ORACLE AM., INC. v. SERVICE KEY, LLC

United States District Court, Northern District of California (2012)

Facts

Issue

Holding — Armstrong, J.

Rule

Reasoning

Deep Dive: How the Court Reached Its Decision

Background of the Case

In the case of Oracle America, Inc. v. Service Key, LLC, Oracle filed a lawsuit against multiple defendants, including DLT Federal Business Systems Corporation, for several claims including copyright infringement and violations of the Computer Fraud and Abuse Act (CFAA). Oracle alleged that DLT improperly accessed its support websites using credentials obtained through its membership in the Oracle Partner Network (OPN) and distributed software updates to customers without valid support agreements. The case was initiated in February 2012, and an amended complaint was filed in April 2012, asserting a total of eleven claims. DLT subsequently filed a motion for partial dismissal of certain claims, which the court addressed without oral argument. The court’s analysis focused on the sufficiency of Oracle’s allegations under the CFAA and whether the other claims could proceed against DLT.

Court's Reasoning on the CFAA Claims

The court determined that Oracle's claims under the CFAA were not actionable because the allegations indicated that DLT had authorized access to Oracle's websites through its membership in the OPN. The court emphasized that under the CFAA, access must be "without authorization" or "exceeding authorized access" to constitute a violation. This interpretation was influenced by the Ninth Circuit's decision in Nosal, which clarified that merely misusing information obtained through authorized access does not trigger CFAA liability. Thus, the court concluded that since DLT had the right to access the websites, the subsequent misuse of that access did not fall within the CFAA’s prohibitions. Consequently, Oracle's claims under certain provisions of the CFAA were dismissed as they did not meet the statutory requirements.

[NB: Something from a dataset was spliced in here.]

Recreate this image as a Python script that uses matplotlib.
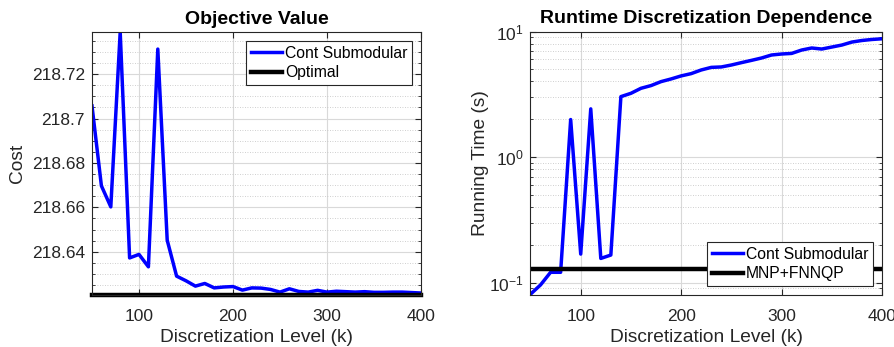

Heightened Pleading Requirements

The court also found that Oracle’s CFAA claims failed to meet the heightened pleading requirements established by Federal Rule of Civil Procedure 9(b). Rule 9(b) mandates that when fraud is alleged, a party must specify the circumstances constituting the fraud with particularity. The court noted that Oracle's claims were grounded in fraud and lacked sufficient detail regarding the fraudulent conduct alleged. Although the intent to defraud could be alleged generally, the specifics of the fraudulent actions must be detailed enough to provide fair notice to the defendant. Since Oracle's allegations did not satisfy these requirements, the court dismissed the CFAA claims while allowing Oracle the opportunity to amend them to comply with the necessary standards.

Inducing Breach of Contract

In examining Oracle's claim for inducing breach of contract, the court found that the allegations were too vague to satisfy the legal standards established by Twombly and Iqbal. The court noted that Oracle failed to identify specific third parties that DLT allegedly induced to breach their agreements with Oracle, providing only general references to "other Oracle customers." The absence of detailed allegations deprived DLT of fair notice regarding the claim’s basis. As a result, the court dismissed Oracle's claim for inducing breach of contract but granted Oracle leave to amend the claim to provide necessary details. The court emphasized that the specifics were essential for DLT to adequately respond to the allegations.

Fraudulent Inducement and Unfair Competition

The court allowed Oracle's claims for fraudulent inducement and unfair competition to proceed, indicating that the allegations met the required legal standards. For fraudulent inducement, the court acknowledged Oracle's assertion that DLT made misrepresentations intended to induce reliance, which, while general, was sufficient at the pleading stage. In terms of unfair competition, the court ruled that Oracle's claims were not preempted by the Copyright Act, as they were based on violations of the CFAA and the Lanham Act, rather than copyright violations. The court concluded that there was enough foundation in Oracle's allegations to permit these claims to move forward, distinguishing them from the dismissed claims under the CFAA and for inducing breach of contract.